Vanda, a small biopharmaceutical company based in Washington, has completed the second phase of clinical trials of a motion-sickness drug it hopes will compete with industry leader Dramamine. In a double-blind test, the company sent 126 participants with a prior history of motion sickness on ships off the coast of Los Angeles, with some receiving the company’s motion-sickness drug tradipitant and others getting a placebo.

The study yielded strong results overall, Vanda said, with 40% of placebo recipients vomiting, compared with only 17.5% for those who had taken tradipitant. In rough sea conditions, the new drug fared even better, with more than 72% of the placebo group vomiting, compared with almost 16% for those treated with tradipitant.

Motion sickness, which Vanda said affects about 30% of travelers, is believed to be caused by a mismatch between the motion one sees and the movement one feels. About 2 million to 3 million doses of Prestige Consumer Healthcare Inc.’s Dramamine are purchased each month in the U.S., according to data from Iqvia cited by Vanda. That’s only a fraction of the number of people treated for motion sickness each month, Vanda said.

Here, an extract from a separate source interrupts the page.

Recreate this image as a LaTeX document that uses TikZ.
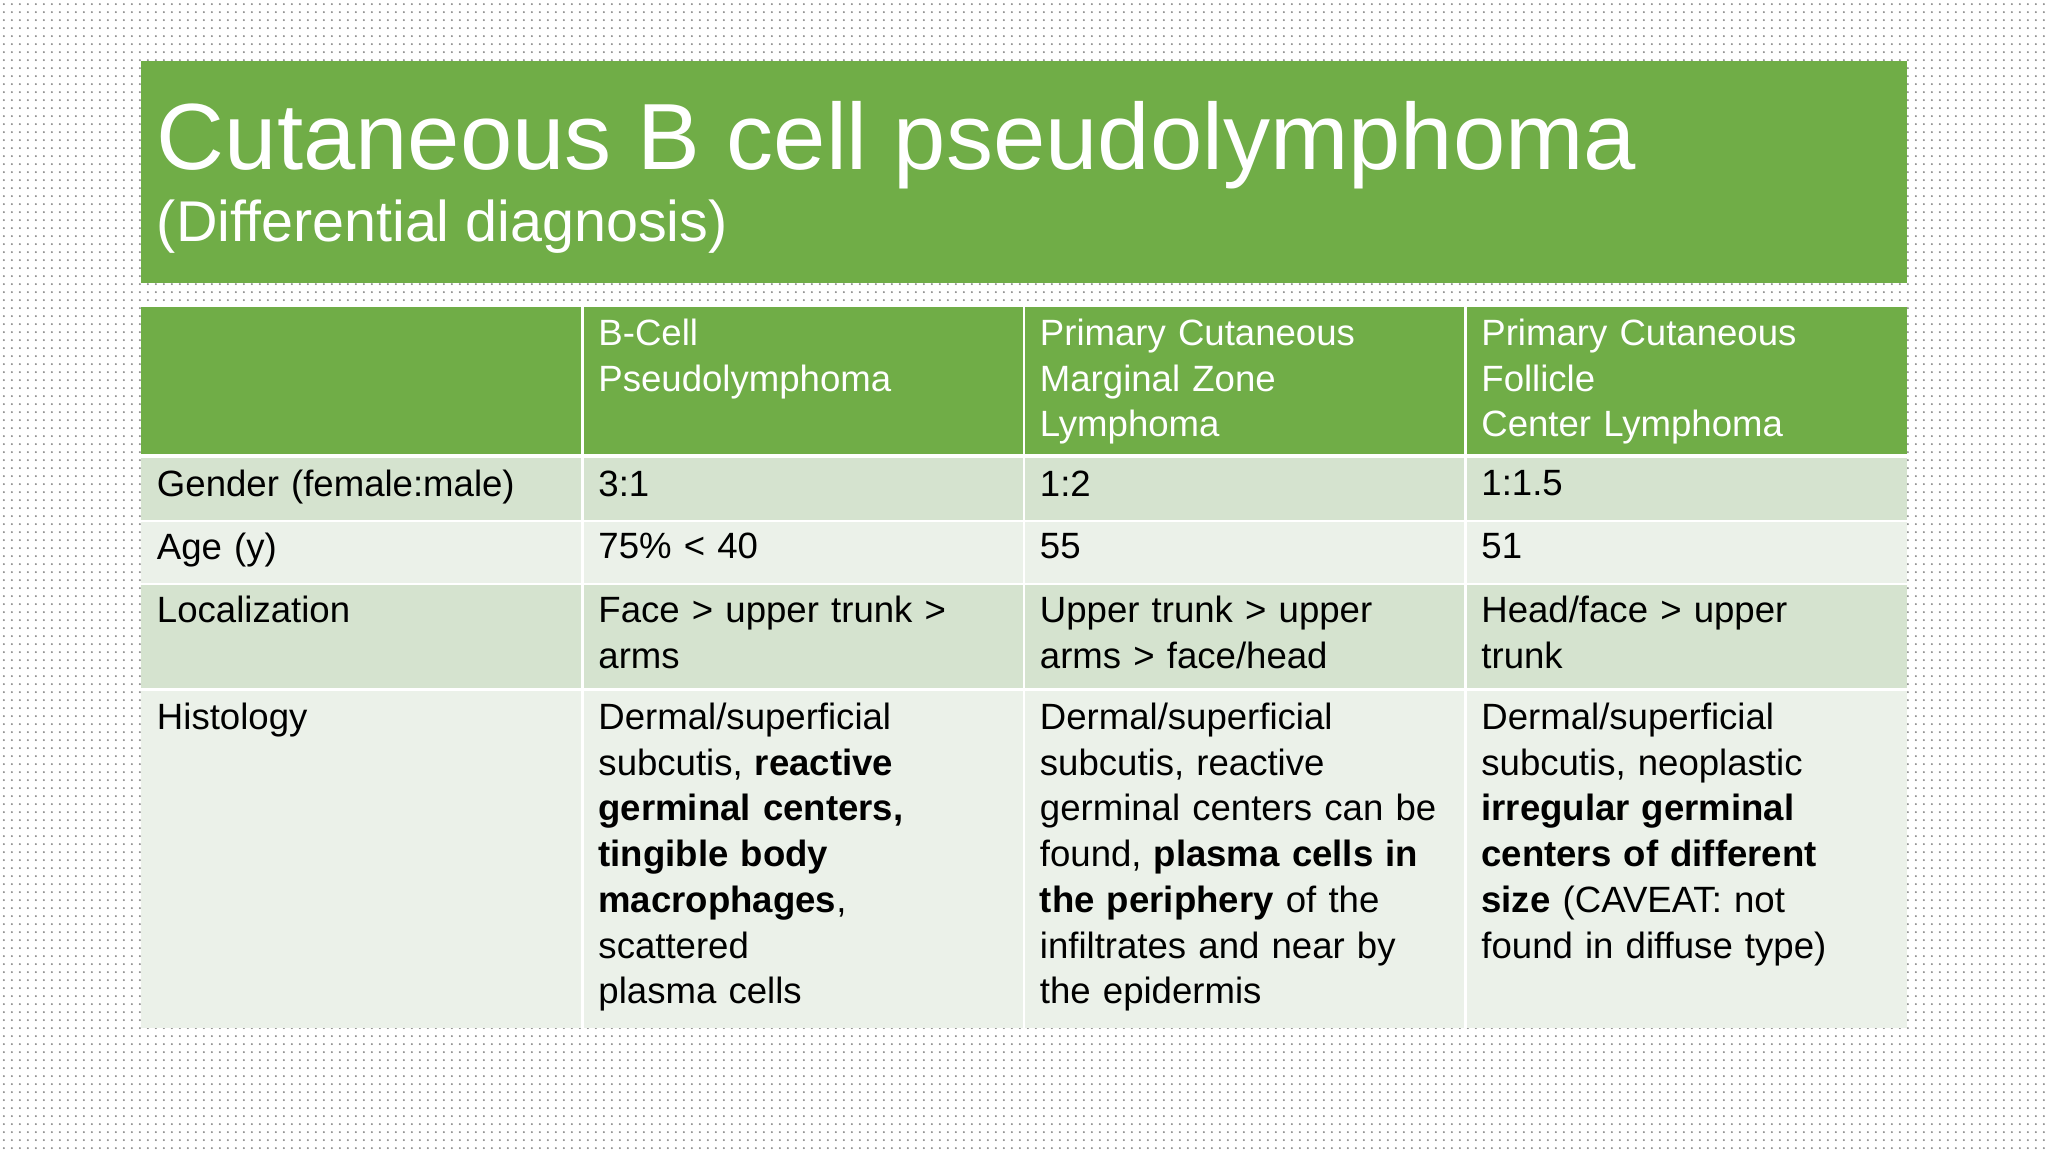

Vanda’s participants, divided over seven trips between January and May, were loaded onto a double-deck ferry boat, said Vasilios Polymeropoulos, director of medical analytics for Vanda. Researchers elected to use a single-hull boat for more variability because catamarans, which have two hulls, are considered to be more stable.

“Once the people were on the boat, they were driven on a specified route in the ocean, similar to a regular excursion in the ocean, and at 30-minute intervals they completed questionnaires to access their symptoms of motion sickness,” Polymeropoulos said. The results were measured by a severity scale ranging from 0 for no symptoms to 6 for vomiting.

Choppy Seas

Participants faced calm or rough sea conditions. The patients facing waves higher than 1 meter (3.3 feet) may not have been so fortunate, but Polymeropoulos said it allowed researchers to see how the medication worked in different weather conditions.

The researchers had to get their sea legs as well. While Polymeropoulos wasn’t present on the seven trips, he was on the boat during the design process. The researchers had to speak to nautical experts to learn more about how ships are affected by movement.

Health-care observers on Twitter like Brian Skorney, an analyst at Robert W. Baird & Co., were fascinated by the study’s design. Many asked questions about what it might have been like for people participating in the trial.

“I’m sure we’re all in our mind making it out to be much more exciting than it probably is, but it’s just interesting,” Skorney said. “It’s just so different than what I’m used to looking at as clinical data.”

It wasn’t the first time subjects have been taken on boats for a study on motion sickness. Seasickness medications were developed and tested for military personnel around World War II.

But a more recent study, which Polymeropoulos said was the model for Vanda’s, dates to 1980. Researchers tested transdermal scopolamine, a patch for motion sickness, by taking participants on yachts in the Pacific.

“That was really the guiding study because since then, there have been no other medications approved for motion sickness,” Polymeropoulos said.

There’s no guarantee that Vanda is going out to sea again any time soon, but the company is working on a third-phase test for the drug. It plans to file for market approval in 2020.